* _GOAL_
Extract all lines that hold the string "diagram".

* _MATERIAL SHOWN_
+===+

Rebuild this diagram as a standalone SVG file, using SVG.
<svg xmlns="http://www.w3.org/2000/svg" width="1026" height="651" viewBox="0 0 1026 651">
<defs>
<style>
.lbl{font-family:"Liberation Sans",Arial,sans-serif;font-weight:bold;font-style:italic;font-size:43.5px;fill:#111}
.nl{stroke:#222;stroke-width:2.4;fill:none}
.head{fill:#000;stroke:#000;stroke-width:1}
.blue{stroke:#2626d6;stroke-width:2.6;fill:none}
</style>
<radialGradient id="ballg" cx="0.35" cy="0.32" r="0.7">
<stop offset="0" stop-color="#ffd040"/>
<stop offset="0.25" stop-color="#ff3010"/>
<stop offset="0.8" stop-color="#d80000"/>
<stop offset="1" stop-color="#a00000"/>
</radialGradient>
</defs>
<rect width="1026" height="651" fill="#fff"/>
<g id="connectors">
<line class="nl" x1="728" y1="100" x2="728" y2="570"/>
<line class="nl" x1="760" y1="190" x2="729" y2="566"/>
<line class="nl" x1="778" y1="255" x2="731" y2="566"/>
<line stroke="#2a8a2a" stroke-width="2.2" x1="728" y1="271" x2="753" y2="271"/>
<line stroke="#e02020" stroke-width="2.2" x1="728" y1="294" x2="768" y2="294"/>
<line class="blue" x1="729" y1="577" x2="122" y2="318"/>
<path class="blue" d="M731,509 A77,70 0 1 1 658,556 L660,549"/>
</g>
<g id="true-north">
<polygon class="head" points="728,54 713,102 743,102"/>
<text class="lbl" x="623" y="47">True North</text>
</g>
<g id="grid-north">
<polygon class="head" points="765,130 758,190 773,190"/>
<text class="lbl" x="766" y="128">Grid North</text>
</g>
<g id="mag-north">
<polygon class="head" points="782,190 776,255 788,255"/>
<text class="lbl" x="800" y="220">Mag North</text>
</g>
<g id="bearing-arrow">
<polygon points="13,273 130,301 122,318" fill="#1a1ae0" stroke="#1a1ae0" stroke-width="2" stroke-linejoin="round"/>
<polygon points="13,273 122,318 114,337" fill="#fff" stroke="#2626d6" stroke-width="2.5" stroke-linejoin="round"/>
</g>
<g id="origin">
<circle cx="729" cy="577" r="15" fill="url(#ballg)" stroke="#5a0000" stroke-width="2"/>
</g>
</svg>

+===+

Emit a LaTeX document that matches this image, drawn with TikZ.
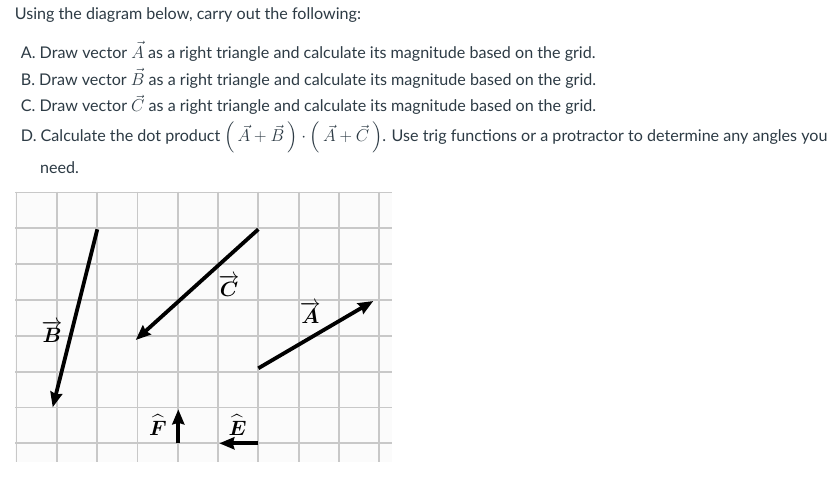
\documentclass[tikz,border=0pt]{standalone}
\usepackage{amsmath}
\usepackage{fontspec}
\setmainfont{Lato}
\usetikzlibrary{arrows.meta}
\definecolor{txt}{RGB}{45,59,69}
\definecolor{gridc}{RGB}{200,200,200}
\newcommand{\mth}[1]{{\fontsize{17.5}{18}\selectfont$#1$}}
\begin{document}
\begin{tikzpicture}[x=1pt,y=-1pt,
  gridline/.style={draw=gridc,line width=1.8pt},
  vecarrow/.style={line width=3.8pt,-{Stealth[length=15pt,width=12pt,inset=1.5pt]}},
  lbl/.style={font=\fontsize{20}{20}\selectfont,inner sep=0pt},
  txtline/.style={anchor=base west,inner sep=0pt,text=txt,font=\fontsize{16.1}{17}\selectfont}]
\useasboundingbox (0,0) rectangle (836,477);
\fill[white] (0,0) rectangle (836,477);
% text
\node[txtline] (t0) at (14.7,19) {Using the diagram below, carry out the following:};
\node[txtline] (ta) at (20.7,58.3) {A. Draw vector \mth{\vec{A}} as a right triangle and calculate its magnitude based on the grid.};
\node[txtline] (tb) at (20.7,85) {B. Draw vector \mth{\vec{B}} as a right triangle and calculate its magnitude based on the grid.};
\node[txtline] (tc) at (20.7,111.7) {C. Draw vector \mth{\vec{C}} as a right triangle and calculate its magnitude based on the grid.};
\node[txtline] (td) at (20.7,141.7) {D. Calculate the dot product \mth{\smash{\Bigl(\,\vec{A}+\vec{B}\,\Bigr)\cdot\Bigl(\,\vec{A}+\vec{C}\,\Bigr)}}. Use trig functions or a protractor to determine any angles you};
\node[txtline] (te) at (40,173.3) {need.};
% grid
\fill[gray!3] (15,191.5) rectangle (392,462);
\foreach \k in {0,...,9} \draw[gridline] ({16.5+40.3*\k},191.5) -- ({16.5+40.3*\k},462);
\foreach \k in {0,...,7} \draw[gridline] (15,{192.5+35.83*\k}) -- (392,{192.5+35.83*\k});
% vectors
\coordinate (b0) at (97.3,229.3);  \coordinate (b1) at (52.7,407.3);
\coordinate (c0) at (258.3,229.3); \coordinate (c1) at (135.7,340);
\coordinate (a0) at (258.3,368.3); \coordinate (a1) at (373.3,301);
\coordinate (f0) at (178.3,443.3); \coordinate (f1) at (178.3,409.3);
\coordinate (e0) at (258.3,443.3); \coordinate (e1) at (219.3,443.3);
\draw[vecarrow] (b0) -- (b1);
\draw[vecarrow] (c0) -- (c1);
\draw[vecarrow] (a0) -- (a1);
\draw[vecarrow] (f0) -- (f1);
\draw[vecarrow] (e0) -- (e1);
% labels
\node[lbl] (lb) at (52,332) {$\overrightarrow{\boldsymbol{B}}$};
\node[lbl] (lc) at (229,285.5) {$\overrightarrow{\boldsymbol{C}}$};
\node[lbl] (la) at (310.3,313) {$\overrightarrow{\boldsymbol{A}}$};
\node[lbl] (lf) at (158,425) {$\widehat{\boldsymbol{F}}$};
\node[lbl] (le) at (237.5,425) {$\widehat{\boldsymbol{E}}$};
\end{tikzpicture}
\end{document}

+===+

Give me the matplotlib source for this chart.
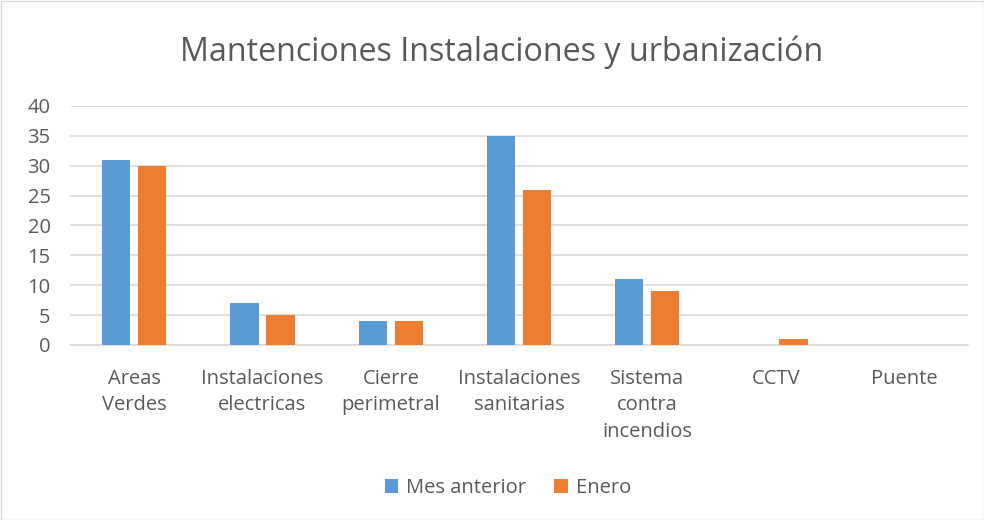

+===+

* _THE OUTPUT_
Rebuild this diagram as a standalone SVG file, using SVG.
\node[txtline] (t0) at (14.7,19) {Using the diagram below, carry out the following:};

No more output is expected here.